Determining the legal type of organization requires careful analysis. As businesses change and strategies are modified, managers must be willing to undertake changes in the legal organization, as well, in order to maintain the most competitive and advantageous organizational structure. Murdick, Moor and Eckhouse identify small firms as those that are guided by a single individual, or by two partners. Imposing the tight, formal structure of medium and large companies on small companies can be death for the smaller firm, according to the authors (18).
Instead, small companies work best with loose organizational structures that allow for maximum creativity. While managers of small firms that are growing into medium-sized firms are well advised to avoid hiring managers from other medium-sized firms, and instead, seek to teach the individuals who are already associated with the company the skills they will need in the now-larger organization. In all cases, the goal is to keep the owner-manager occupied in the areas in which the company benefits the most from his expertise.
This may mean delegating some responsibilities in order to allow the owner-manager time to focus on strategic planning. Turning their attention to medium-sized firms, Murdick, Moor and Eckhouse first acknowledge that there are no clear-cut rules for differentiating between medium and large companies, except through examining assets, sales, equity and number of employees. They suggest that medium-sized firms can be differentiated from some companies in that medium-sized companies require a functional manager for each functional area.
Small companies may have one manager for several functional areas. Full-time specialists, such as lawyers or treasurer, may also be found in medium-sized firms, but not in small ones. Medium-sized companies are best served by “flat” organizational charts; that is, few hierarchical levels, with functional managers reporting directly to the president. Murdick, Moor and Eckhouse recommend a span of management of at least six people without crossover responsibilities (22-23). Large companies usually have complex organizational structures that may have any one of several hundred forms.
Large companies are characterized by “staff” and “line” personnel, with staff personnel providing support services to line personnel, who are responsible for the company’s products or services. There are increased layers of management in large companies when compared to medium and small firms, and there are often subdivisions or subsidiaries that are grouped under one large parent organization. Organizations may follow one of the six “pure” forms identified by the authors: people, product, geographic area, process, function or phase of activity (33).

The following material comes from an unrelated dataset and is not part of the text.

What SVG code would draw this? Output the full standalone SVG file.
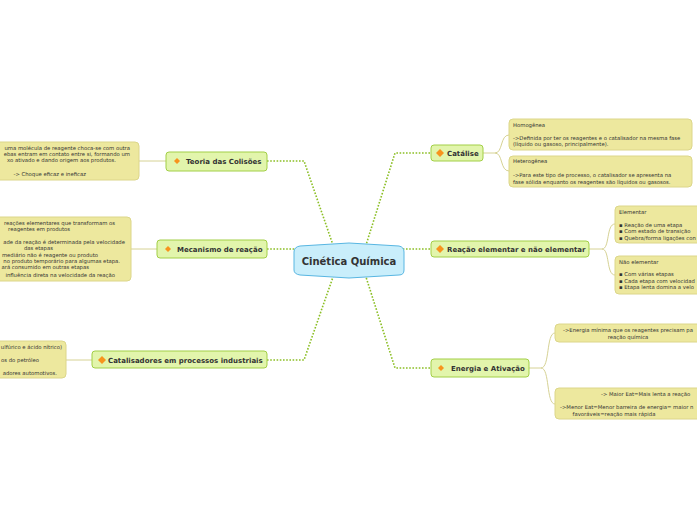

Large companies are likely to combine several of these forms. Organizational policies (as opposed to personnel and staffing policies), identify information such as the principles to be followed in organizing the parts of the company, relationships among major organizational components, guidelines for position titles, functional descriptions of components and spans of management. The authors end this chapter with a discussion of decision problems. Such problems are identified as situations that require action based on executive decision to pursue a given course of action (41)
Chapter 4 formally introduces and explores a concept that has been central in the text so far, but which the authors have not defined until now: strategic management. Murdick, Moor and Eckhouse identify seven major tasks that form the strategic management process: formulation of the philosophy of management, corporate purpose and goals; environmental analysis and forecast, internal analysis of strengths and weaknesses; formulation of strategy; evaluation of strategy; implementation of strategy; and, strategic control (45).